Antonina Makarova, known as ‘Tonya the Machine Gun Girl’, was a Soviet war criminal and Nazi collaborator. In her early twenties, she executed over 2,000 people with a Maxim machine gun; she then escaped capture for the next thirty years over a case of mistaken identity. Makarova was one of three women hung in the USSR.
Antonina Parfenova was born in Soviet Russia in 1920 in a village near Smolensk. She was the first in her family to attend school. When asked by her teacher on the first day, she could not remember her surname. Knowing her father was called Makar, the teacher noted her name as ‘Antonina Makarova’.
When Germany invaded the USSR in 1941, Makarova joined the Red Army as a nurse. By January, the 21-year-old Makarova stranded behind enemy lines. Starving and distraught, she travelled from house to house looking for shelter. A month or two later, Nazi collaborators offered her a job. They needed an executioner, and Makarova accepted.

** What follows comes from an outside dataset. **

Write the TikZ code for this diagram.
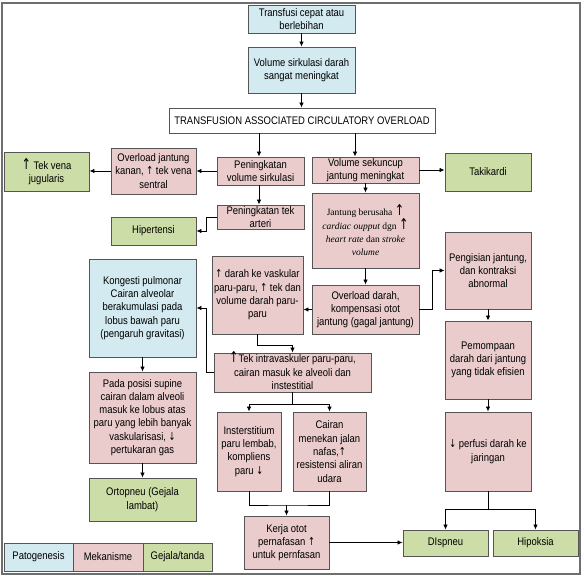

Bronislav Kaminski was a Russian engineer and anti-communist who offered his services to the Nazis when they took over his region. With Nazi support, Kaminski formed a brigade of anti-Soviet Russians under the SS around the town of Lokot. They assisted the Nazi occupiers by fighting the Soviet partisans operating in the woods.
Every day, the Kaminski Brigade captured partisans and their families and crowded them into a jailhouse which could fit 27 people. The following day, the collaborators led them to a ditch where Antonina Makarova mowed them down with a machine gun. She was allowed to chose clothes from the dead and spent her evenings with SS officers and local prostitutes. As Makarova killed up to 27 people a day, by 1942, her victims numbered over 15,000. Partisans called her ‘Tonya the Machine Gun Girl’.
Makarova later said:

I did not know who I killed. They did not know me. So I was not ashamed before them. Sometimes, you shoot, you come closer, and some people still move. Then I shot again in the head…. All those sentenced to death were the same for me. Only their number changed. Usually I was ordered to kill a group of 27 people–so many partisans fit into the room for execution…. At the command of the authorities, I knelt and shot at people until they fell to the ground.
By 1942, Makarova and the local prostitutes had contracted a sexually transmitted disease and were relocated to a hospital further behind the lines. When the Red Army reclaimed Lokot two years later, they could not find the notorious executioner.
When the war ended, Makarova slipped back into civilian life. The KGB, who were responsible for tracking down war criminals, were looking for an Antonina Makarova, unaware her real name was Parfenova.
Makarova married Victor Ginsburg, whose family had perished in the Holocaust. She lived the respectable life of a veteran for the next thirty years, built a good reputation in her village and had two daughters. The KGB assumed Makarova had died.
In 1977, a Soviet diplomat named Parfenov applied for a passport. As part of the process, he listed all his immediate family members. One name stood out to the officials processing his application – Antonina Ginsberg’s maiden name was not Parfenova like her siblings, but Makarova. Unwilling to try an innocent, the KGB spied on Makarova for the next year until eyewitnesses confirmed she was Tonya the Machine Gun Girl.

The KGB arrested Makarova in 1978 and tried her for murdering over 150 prisoners of war. She had killed more, but only 150 of the victims could be identified. Now 56, Makarova freely admitted to everything she had done but was surprised when the KGB sentenced her to death. She was executed by firing squad.